Question

Find a function $$f(x)$$ with the property $$f(r+s)=f(r) f(s)$$ for all real numbers $$r$$ and $$s$$.

Answer

**step1** Understanding the problem

The problem asks us to find a special rule, which we call a "function" and write as $$f(x)$$. This rule takes any number, let's say 'x', and gives us another number. The special property this rule must have is: if we pick any two numbers, 'r' and 's', and first add them together (r+s), then apply our rule 'f' to their sum, the result should be the same as when we apply our rule 'f' to 'r' alone, and apply our rule 'f' to 's' alone, and then multiply those two results together. In simple terms, the rule $$f(r+s)$$ must be equal to $$f(r) \times f(s)$$ for any numbers 'r' and 's'.

**step2** Trying a simple rule: Constant value of 1

Let's think of the simplest possible rules. What if our rule 'f' always gives us the same number, no matter what number we put into it? Let's try the number 1. So, our rule is: "whatever number you give me, I will always give you 1 back." We can write this as $$f(x)=1$$. This means:
If you give it 'r', $$f(r)$$ is 1.
If you give it 's', $$f(s)$$ is 1.
If you give it 'r+s', $$f(r+s)$$ is also 1.

Question1.step3 (Checking the constant rule: f(x)=1)

Now, let's check if this rule $$f(x)=1$$ fits the special property $$f(r+s)=f(r) f(s)$$.
On the left side, we have $$f(r+s)$$. According to our rule, this is 1.
On the right side, we have $$f(r) f(s)$$. According to our rule, $$f(r)$$ is 1 and $$f(s)$$ is 1. So, we multiply them: $$1 \times 1 = 1$$.
Since both sides are 1, they are equal ($$1 = 1$$).
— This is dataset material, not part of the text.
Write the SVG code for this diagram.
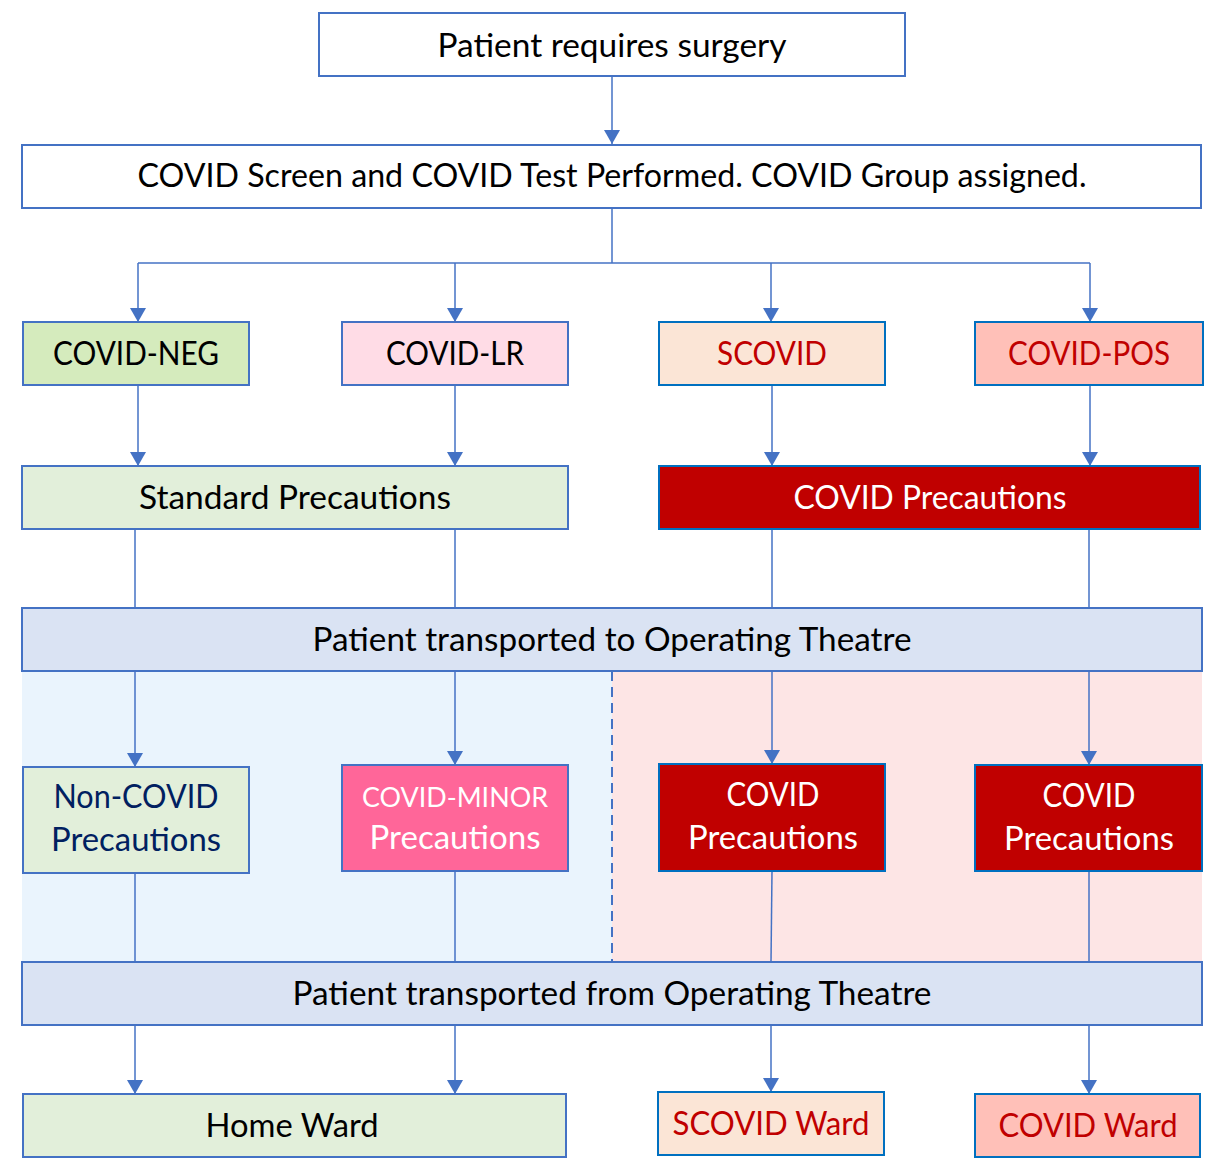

This shows that the function $$f(x)=1$$ is a correct answer because it satisfies the given property for all real numbers 'r' and 's'.

**step4** Trying another simple rule: Constant value of 0

Let's try another simple rule where the answer is always the same number. What if our rule 'f' always gives us the number 0? So, our rule is: "whatever number you give me, I will always give you 0 back." We can write this as $$f(x)=0$$. This means:
If you give it 'r', $$f(r)$$ is 0.
If you give it 's', $$f(s)$$ is 0.
If you give it 'r+s', $$f(r+s)$$ is also 0.

Question1.step5 (Checking the constant rule: f(x)=0)

Now, let's check if this rule $$f(x)=0$$ fits the special property $$f(r+s)=f(r) f(s)$$.
On the left side, we have $$f(r+s)$$. According to our rule, this is 0.
On the right side, we have $$f(r) f(s)$$. According to our rule, $$f(r)$$ is 0 and $$f(s)$$ is 0. So, we multiply them: $$0 \times 0 = 0$$.
Since both sides are 0, they are equal ($$0 = 0$$). This shows that the function $$f(x)=0$$ is also a correct answer because it satisfies the given property for all real numbers 'r' and 's'.